Z’s childhood – Malcolm and Jane on holiday

I’ve written about Simon, the first dog who came to us after we moved to Oulton Broad, some 18 months ago, but didn’t put the story in context.

My mother’s old dog Bobby died, soon after my fifth birthday.  I only remember him as very old and not very affectionate.  In fact, being blind, it was better to give him ample warning before you touched him.  But there was a huge hole in my mother’s life when he died.  When she married my father, she took little except her clothes, her dog and her Grandmother’s grand piano.

Since we were taking that 3 week tour of Europe in the Sprite only a few weeks later, it was agreed to leave getting another dog until our return, but the silence became unbearable for my mother and she phoned the RSPCA to ask if there was a dog in need of a good home.  And the next thing was, she went round to see Mr and Mrs Bagshaw of 19, Moyes Road and came back with a young mongrel.  He was so naughty that the elderly couple (probably about the age I am now, darlings) couldn’t cope.  He chewed everything.  All our towels gained patches in  the middle – it was never round the edges, only the middles that he chewed.  Why all doors weren’t kept shut is beyond me, but we just put up with it until he grew out of it.

My parents were wonderfully happy-go-lucky in those days.  They had more money than ever before – the hotel in Weymouth never really paid, all the summer profits were eaten up by winter expenses.  My mother said she sometimes couldn’t afford toothpaste and cleaned her teeth with salt. But once the hotel was sold and they moved into the house left them by my grandfather, they were pretty well off.  Wink and I were well past babyhood and they could please themselves, pretty well.

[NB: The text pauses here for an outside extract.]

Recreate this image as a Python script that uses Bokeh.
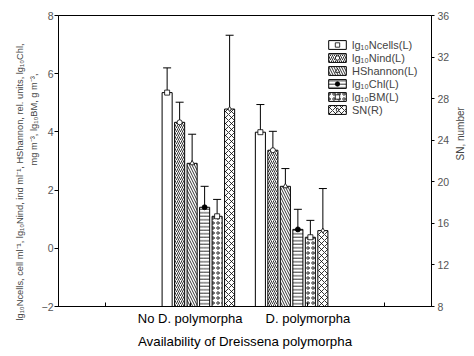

As I said yesterday, I remember little of the holiday except for Austria, especially Innsbruck, but Mummy’s main memory was the complete unsuitability of a two-seater sports car for a family holiday.  So the next year, they took us to The Hague, to stay with our au pairs’ family and set off on their own.

They did that every year for some time and their various trips have all become blurred in my mind.  There are a few stories that I remember, however and I’ll write them down to remind me in my dotage, assuming I remember how to turn the computer on by then.

5 comments on “Z’s childhood – Malcolm and Jane on holiday

  1. Liz

    It sort of tickles me that your parents’ solution to having a car that was too small for family holidays was to jettison the children rather than buy a bigger car.

    On the naughty dog front, I can remember my uncle having a Jack Russell terrier called Bertie who got re-homed when my Grandma got fed up with him digging holes in the carpet.

    Reply
  2. allotmentqueen

    What’s the point of having an au pair if you can’t make use of her parents as well? I’m sure you preferred staying put but in a different place to all that driving around, even in those days.